Chronique : La Côte d’Ivoire, le FMI et la CAN
Publié le
Par
Christian Gambotti
Lecture 6 minutes

La Côte d’Ivoire 2011-2024 : une nation en pleine reconstruction

Depuis 1993, date de la disparition du Père de la Nation, Félix Houphouët-Boignty, la Côte d’Ivoire, devenu un État failli, avait disparu des écrans-radar de l’Afrique et de la scène internationale. Entre 1993 et 2011, son histoire se réduit à une succession d’événements tragiques : banalisation de la violence dans le champ politique ; instrumentalisation du concept d’« ivoirité » dans la vie publique ; coup d’État du 24 décembre 1999, qui renverse le président Bédié ; assassinat du général Gueï le 19 septembre 2002 ; guerres civiles de 2002-2007, qui viennent confirmer que la lutte armée est acceptée comme moyen pour conserver ou s’emparer du pouvoir ; 2010-11, grave crise post-électorale, qui fera 3000 morts. Pendant cette longue période, des pans entiers de l’économie ivoirienne vont s’effondrer. Les violences et des guerres civiles affectent le fonctionnement de l’école et des services de santé. 
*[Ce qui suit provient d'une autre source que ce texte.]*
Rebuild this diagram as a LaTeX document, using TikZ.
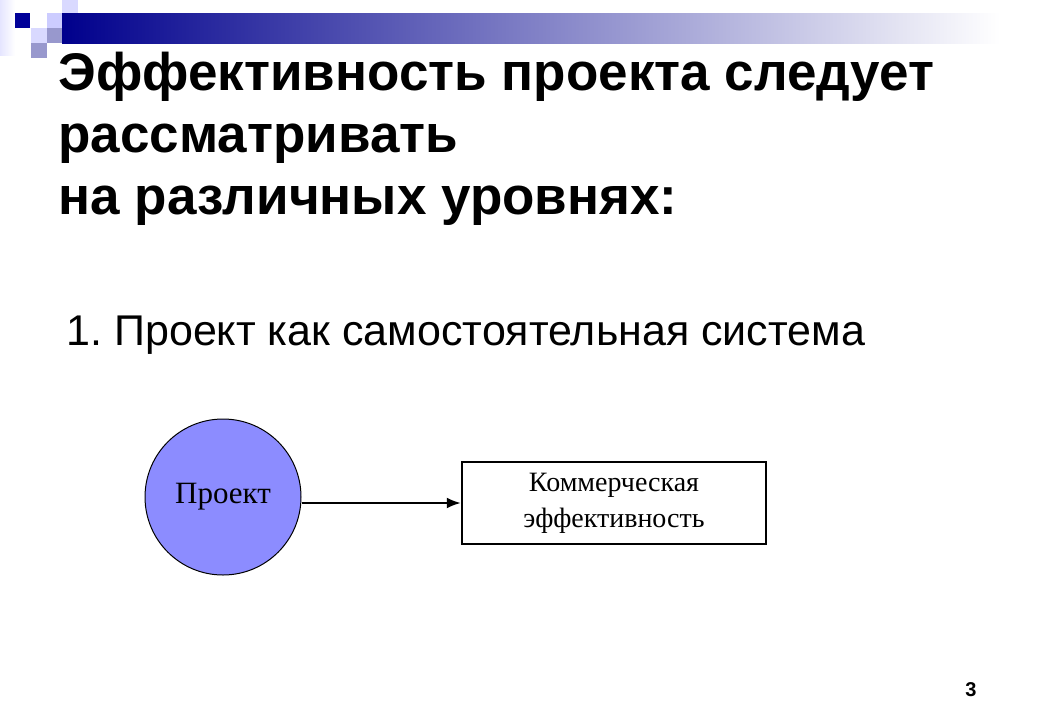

L’élection à la présidence de la République d’Alassane Ouattara en décembre 2010, – il sera installé officiellement le 4 mai 2011 par une décision de la Conseil constitutionnel -, va permettre à la Côte d’Ivoire de se reconstruire. À partir de 2011, Alassane Ouattara met en œuvre le plus vaste plan de reconstruction que la Côte d’Ivoire n’ait jamais connu en même temps qu’il conduit une politique de réconciliation nationale. Mais, comment reconstruire la nation sans une économie performante et des investissements publics massifs ?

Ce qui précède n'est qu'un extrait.